Frequently Asked Questions (FAQs): Your Meatloaf Queries Answered
Here are some frequently asked questions about this Green Olive Meatloaf recipe:
Can I use ground beef instead of ground turkey? Absolutely! Ground beef, a mixture of ground beef and ground pork, or even ground chicken will work well in this recipe. Adjust cooking time slightly if using a fattier ground beef.
Can I freeze this meatloaf? Yes! Cooked or uncooked meatloaf can be frozen. Wrap it tightly in plastic wrap and then in foil or place it in an airtight container. It can be stored in the freezer for up to 3 months. Thaw completely before baking or reheating.
What can I serve with this meatloaf? This meatloaf pairs well with mashed potatoes, roasted vegetables, a simple salad, or even cornbread.
Can I make this meatloaf gluten-free? Yes! Simply substitute the breadcrumbs with gluten-free breadcrumbs or crushed gluten-free crackers.
How can I prevent my meatloaf from drying out? Don’t overcook it! Use a meat thermometer to ensure it reaches an internal temperature of 165°F (74°C). Also, adding a little extra moisture to the mixture, like milk or beef broth, can help.
Can I use different types of olives? While this recipe specifically calls for green olives, you can certainly experiment with other types, such as Kalamata olives or black olives. Keep in mind that the flavor will be different.
What if I don’t have onion soup mix? You can substitute the onion soup mix with a combination of dried onion flakes, garlic powder, onion powder, and salt and pepper.
Can I add cheese to this meatloaf?
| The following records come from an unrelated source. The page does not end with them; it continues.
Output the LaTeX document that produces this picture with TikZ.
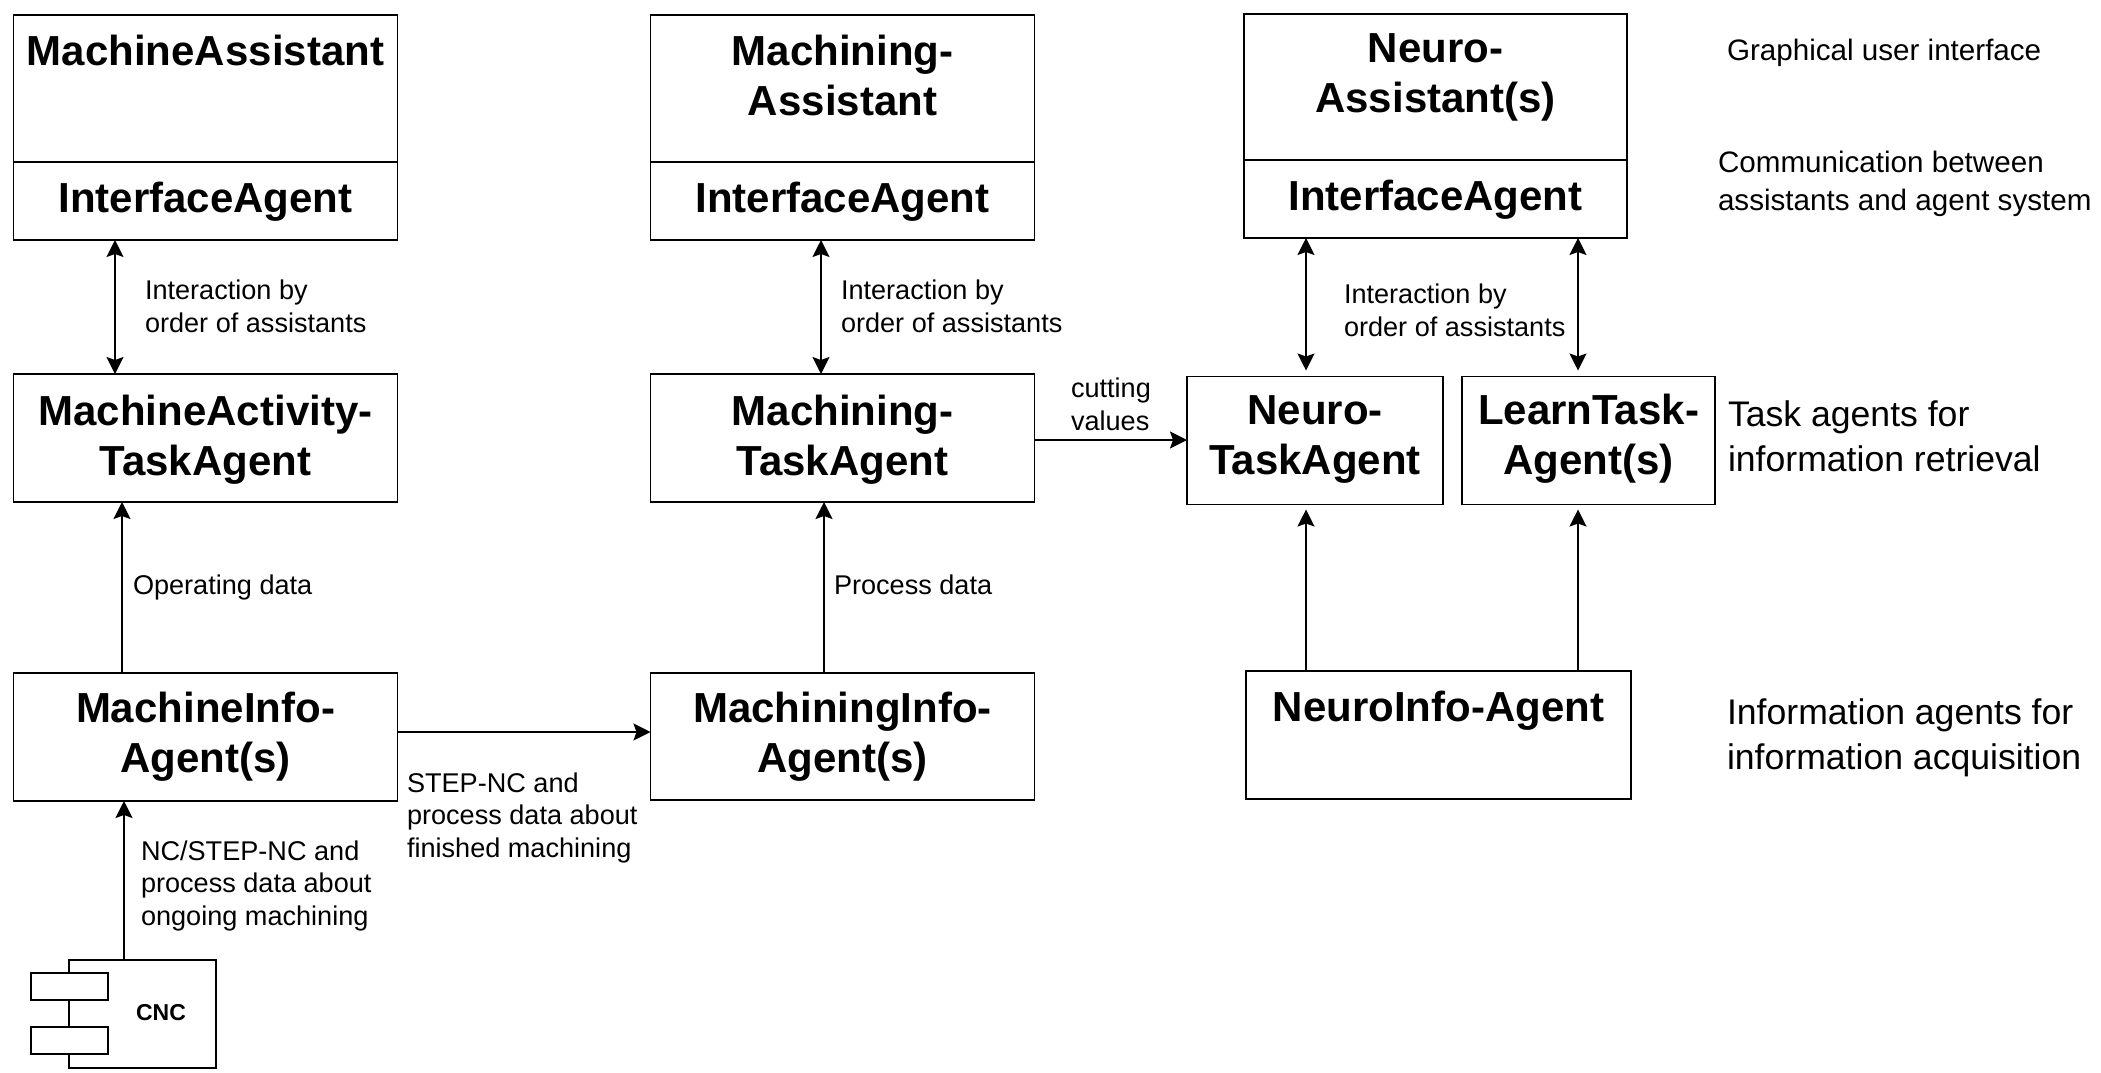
\documentclass[tikz,border=0pt]{standalone}
\usepackage{fontspec}
\setmainfont{Liberation Sans}
\usetikzlibrary{arrows.meta}
\tikzset{
  x=1pt,y=-1pt,
  lw/.style={line width=1.9pt},
  agentbox/.style={draw=black,lw,fill=white,anchor=north,inner sep=0pt,outer sep=0pt,align=center,
     font=\fontsize{42}{50}\selectfont\bfseries},
  w1/.style={minimum width=384pt},
  w3/.style={minimum width=385pt},
  hd/.style 2 args={text height=#1pt,text depth=#2pt},
  lab/.style={inner sep=0pt,outer sep=0pt,anchor=base west,align=left,font=\fontsize{27.1}{32.5}\selectfont},
  side/.style={inner sep=0pt,outer sep=0pt,anchor=base west,align=left,font=\fontsize{29.6}{38}\selectfont},
  sidebig/.style={inner sep=0pt,outer sep=0pt,anchor=base west,align=left,font=\fontsize{35.6}{44.5}\selectfont},
  one/.style={-{Stealth[length=17pt,width=17pt,inset=3pt]},lw},
  two/.style={{Stealth[length=17pt,width=17pt,inset=3pt]}-{Stealth[length=17pt,width=17pt,inset=3pt]},lw},
  part/.style={draw=black,lw,fill=white,inner sep=0pt,outer sep=0pt,minimum width=77pt,minimum height=27pt},
  cncbox/.style={draw=black,lw,fill=white,inner sep=0pt,outer sep=0pt,minimum width=147pt,minimum height=108pt},
}
\begin{document}
\begin{tikzpicture}
\useasboundingbox[fill=white] (0,0) rectangle (2101,1072);
% column 1
\node[agentbox,w1,hd={50}{97}] (ma) at (205.5,15) {MachineAssistant};
\node[agentbox,w1,hd={50}{28}] (if1) at (ma.south) {InterfaceAgent};
\node[agentbox,w1,hd={101}{27}] (mat) at (205.5,374) {MachineActivity-\\TaskAgent};
\node[agentbox,w1,hd={99}{29}] (mi) at (205.5,673) {MachineInfo-\\Agent(s)};
\node[cncbox] (cnc) at (142.5,1014) {};
\node[part] (p1) at (69.5,986.5) {};
\node[part] (p2) at (69.5,1040.5) {};
\node[inner sep=0pt,anchor=base,font=\fontsize{23}{27}\selectfont\bfseries] (cnct) at (161,1020) {CNC};
% column 2
\node[agentbox,w1,hd={100}{47}] (mga) at (842.5,15) {Machining-\\Assistant};
\node[agentbox,w1,hd={50}{28}] (if2) at (mga.south) {InterfaceAgent};
\node[agentbox,w1,hd={101}{27}] (mgt) at (842.5,374) {Machining-\\TaskAgent};
\node[agentbox,w1,hd={99}{28}] (mgi) at (842.5,673) {MachiningInfo-\\Agent(s)};
% column 3
\node[agentbox,minimum width=383pt,hd={98}{48}] (na) at (1435.5,14) {Neuro-\\Assistant(s)};
\node[agentbox,minimum width=383pt,hd={50}{28}] (if3) at (na.south) {InterfaceAgent};
\node[agentbox,minimum width=256pt,hd={98}{30}] (nt) at (1315,376.5) {Neuro-\\TaskAgent};
\node[agentbox,minimum width=253pt,hd={98}{30}] (lt) at (1588.5,376.5) {LearnTask-\\Agent(s)};
\node[agentbox,w3,hd={50}{78}] (ni) at (1438.5,671) {NeuroInfo-Agent};
% connectors
\draw[two] ([xshift=-90.5pt]if1.south) -- ([xshift=-90.5pt]mat.north);
\draw[one] ([xshift=-83.5pt]mi.north) -- ([xshift=-83.5pt]mat.south);
\draw[one] ([xshift=-18.5pt]cnc.north) -- ([xshift=-18.5pt]cnc.north |- mi.south);
\draw[one] ([yshift=5pt]mi.east) -- ([yshift=5pt]mi.east -| mgi.west);
\draw[two] ([xshift=-21.5pt]if2.south) -- ([xshift=-21.5pt]mgt.north);
\draw[one] ([xshift=-18.5pt]mgi.north) -- ([xshift=-18.5pt]mgt.south);
\draw[one] ([yshift=-2pt]mgt.east) -- ([yshift=-2pt]mgt.east -| nt.west);
\draw[two,shorten >=6pt] ([xshift=-129.5pt]if3.south) -- ([xshift=-129.5pt]if3.south |- nt.north);
\draw[two,shorten >=6pt] ([xshift=142.5pt]if3.south) -- ([xshift=142.5pt]if3.south |- lt.north);
\draw[one,shorten >=5pt] ([xshift=-132.5pt]ni.north) -- ([xshift=-132.5pt]ni.north |- nt.south);
\draw[one,shorten >=5pt] ([xshift=139.5pt]ni.north) -- ([xshift=139.5pt]ni.north |- lt.south);
% labels
\node[lab] (l1) at (145,332) {Interaction by\\order of assistants};
\node[lab] (l2) at (841,332) {Interaction by\\order of assistants};
\node[lab] (l3) at (1344,336) {Interaction by\\order of assistants};
\node[lab] (l4) at (1071,430) {cutting\\values};
\node[lab] (l5) at (133,594) {Operating data};
\node[lab] (l6) at (834,594) {Process data};
\node[lab] (l7) at (407,857) {STEP-NC and\\process data about\\finished machining};
\node[lab] (l8) at (141,925) {NC/STEP-NC and\\process data about\\ongoing machining};
\node[side] (s1) at (1727,60) {Graphical user interface};
\node[side] (s2) at (1718,210) {Communication between\\assistants and agent system};
\node[sidebig] (s3) at (1728,471) {Task agents for\\information retrieval};
\node[sidebig] (s4) at (1727,769) {Information agents for\\information acquisition};
\end{tikzpicture}
\end{document}
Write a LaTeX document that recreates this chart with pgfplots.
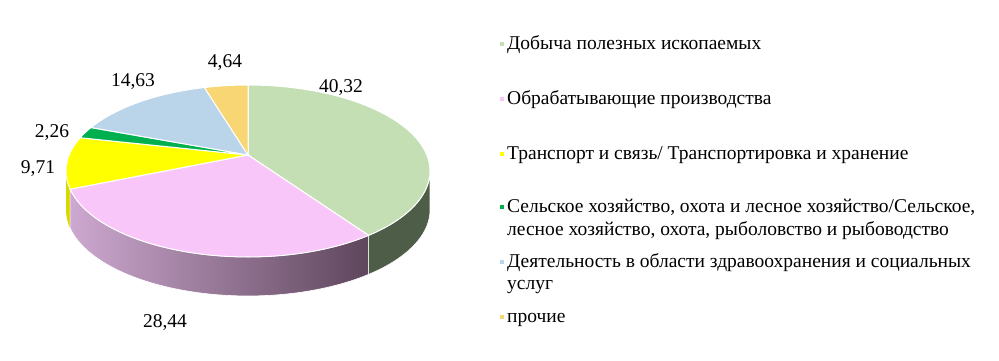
\documentclass[border=0pt]{standalone}
\usepackage{fontspec}
\setmainfont{Liberation Serif}
\usepackage{pgfplots}
\pgfplotsset{compat=1.18}
\usepackage{pgfplotstable}

\definecolor{cMin}{HTML}{C4DFB4}
\definecolor{cMan}{HTML}{F9C6F9}
\definecolor{cTr}{HTML}{FFFF00}
\definecolor{cAg}{HTML}{00B050}
\definecolor{cHe}{HTML}{BAD4EA}
\definecolor{cOt}{HTML}{F8D673}
\definecolor{sMin}{HTML}{4E5D47}
\definecolor{sManL}{HTML}{CDA8D0}
\definecolor{sManR}{HTML}{5E465C}
\definecolor{sTr}{HTML}{D8D800}

\pgfplotstableread{
value
40.32
28.44
9.71
2.26
14.63
4.64
}\piedata

% perspective projection of the pie rim (centre of the pie at 248,206)
\newcommand\PX[1]{248+178.8*cos(#1)/(1+0.186*sin(#1))}
\newcommand\PY[1]{206+83*sin(#1)/(1+0.186*sin(#1))}
\newcommand\Depth{39}
\newcommand\lm[1]{\llap{\textcolor{#1}{\rule[0.2em]{4bp}{4bp}}\hspace{3bp}}}

\begin{document}%
\begin{tikzpicture}[font=\fontsize{19.5bp}{23bp}\selectfont]
\pgfplotstablegetelem{0}{value}\of\piedata\let\vA\pgfplotsretval
\pgfplotstablegetelem{1}{value}\of\piedata\let\vB\pgfplotsretval
\pgfplotstablegetelem{2}{value}\of\piedata\let\vC\pgfplotsretval
\pgfplotstablegetelem{3}{value}\of\piedata\let\vD\pgfplotsretval
\pgfplotstablegetelem{4}{value}\of\piedata\let\vE\pgfplotsretval
\pgfplotstablegetelem{5}{value}\of\piedata\let\vF\pgfplotsretval
\pgfmathsetmacro\tA{90}
\pgfmathsetmacro\tB{\tA-3.6*\vA}
\pgfmathsetmacro\tC{\tB-3.6*\vB}
\pgfmathsetmacro\tD{\tC-3.6*\vC}
\pgfmathsetmacro\tE{\tD-3.6*\vD}
\pgfmathsetmacro\tF{\tE-3.6*\vE}
\pgfmathsetmacro\tG{\tF-3.6*\vF}
\pgfmathsetmacro\tL{-180+asin(0.186)}
\pgfmathsetmacro\tR{-asin(0.186)}
\useasboundingbox (0,0) rectangle (999bp,361bp);
\begin{axis}[at={(0,0)}, anchor=south west, x=1bp, y=1bp,
  xmin=0, xmax=999, ymin=0, ymax=361, hide axis, clip=false]
% --- side walls (front)
\fill[sTr] plot[domain=\tL:\tC, samples=20, variable=\t] ({\PX{\t}},{\PY{\t}})
  -- plot[domain=\tL:\tC, samples=20, variable=\t] ({\PX{\tL+\tC-\t}},{\PY{\tL+\tC-\t}-\Depth}) -- cycle;
\shade[left color=sManL, right color=sManR, draw=white, line width=0.6bp]
  plot[domain=\tC:\tB, samples=60, variable=\t] ({\PX{\t}},{\PY{\t}})
  -- plot[domain=\tC:\tB, samples=60, variable=\t] ({\PX{\tC+\tB-\t}},{\PY{\tC+\tB-\t}-\Depth}) -- cycle;
\fill[sMin, draw=white, line width=0.6bp]
  plot[domain=\tB:\tR, samples=40, variable=\t] ({\PX{\t}},{\PY{\t}})
  -- plot[domain=\tB:\tR, samples=40, variable=\t] ({\PX{\tB+\tR-\t}},{\PY{\tB+\tR-\t}-\Depth}) -- cycle;
% --- top faces
\addplot[fill=cMin, draw=white, line width=1bp, domain=\tB:\tA, samples=80, variable=\t]
  ({\PX{\t}},{\PY{\t}}) -- (axis cs:248,206) -- cycle;
\addplot[fill=cMan, draw=white, line width=1bp, domain=\tC:\tB, samples=80, variable=\t]
  ({\PX{\t}},{\PY{\t}}) -- (axis cs:248,206) -- cycle;
\addplot[fill=cTr, draw=white, line width=1bp, domain=\tD:\tC, samples=30, variable=\t]
  ({\PX{\t}},{\PY{\t}}) -- (axis cs:248,206) -- cycle;
\addplot[fill=cAg, draw=white, line width=1bp, domain=\tE:\tD, samples=10, variable=\t]
  ({\PX{\t}},{\PY{\t}}) -- (axis cs:248,206) -- cycle;
\addplot[fill=cHe, draw=white, line width=1bp, domain=\tF:\tE, samples=40, variable=\t]
  ({\PX{\t}},{\PY{\t}}) -- (axis cs:248,206) -- cycle;
\addplot[fill=cOt, draw=white, line width=1bp, domain=\tG:\tF, samples=15, variable=\t]
  ({\PX{\t}},{\PY{\t}}) -- (axis cs:248,206) -- cycle;
% --- data labels
\node[anchor=base, inner sep=0] at (axis cs:341,268) {40,32};
\node[anchor=base, inner sep=0] at (axis cs:165,33) {28,44};
\node[anchor=base, inner sep=0] at (axis cs:38,187) {9,71};
\node[anchor=base, inner sep=0] at (axis cs:52,223) {2,26};
\node[anchor=base, inner sep=0] at (axis cs:133,274) {14,63};
\node[anchor=base, inner sep=0] at (axis cs:225,293) {4,64};
% --- legend
\node[anchor=base west, inner sep=0] at (axis cs:507,311) {\lm{cMin}Добыча полезных ископаемых};
\node[anchor=base west, inner sep=0] at (axis cs:507,256) {\lm{cMan}Обрабатывающие производства};
\node[anchor=base west, inner sep=0] at (axis cs:507,201) {\lm{cTr}Транспорт и связь/ Транспортировка и хранение};
\node[anchor=base west, inner sep=0] at (axis cs:507,148) {\lm{cAg}Сельское хозяйство, охота и лесное хозяйство/Сельское,};
\node[anchor=base west, inner sep=0] at (axis cs:507,125) {лесное хозяйство, охота, рыболовство и рыбоводство};
\node[anchor=base west, inner sep=0] at (axis cs:507,93) {\lm{cHe}Деятельность в области здравоохранения и социальных};
\node[anchor=base west, inner sep=0] at (axis cs:507,71) {услуг};
\node[anchor=base west, inner sep=0] at (axis cs:507,38) {\lm{cOt}прочие};
\end{axis}
\end{tikzpicture}%
\end{document}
Adding some shredded mozzarella or Parmesan cheese to the meat mixture would be a delicious addition.
How do I store leftover meatloaf? Store leftover meatloaf in an airtight container in the refrigerator for up to 3-4 days.
How do I reheat leftover meatloaf? You can reheat leftover meatloaf in the microwave, oven, or skillet. For the oven, wrap it in foil to prevent it from drying out.
Can I make this recipe in a muffin tin for individual meatloaves? Yes! Adjust the baking time accordingly (about 20-25 minutes).
Is it necessary to let the meatloaf rest before slicing? Yes! Resting allows the juices to redistribute, resulting in a more tender and flavorful meatloaf. Don’t skip this step!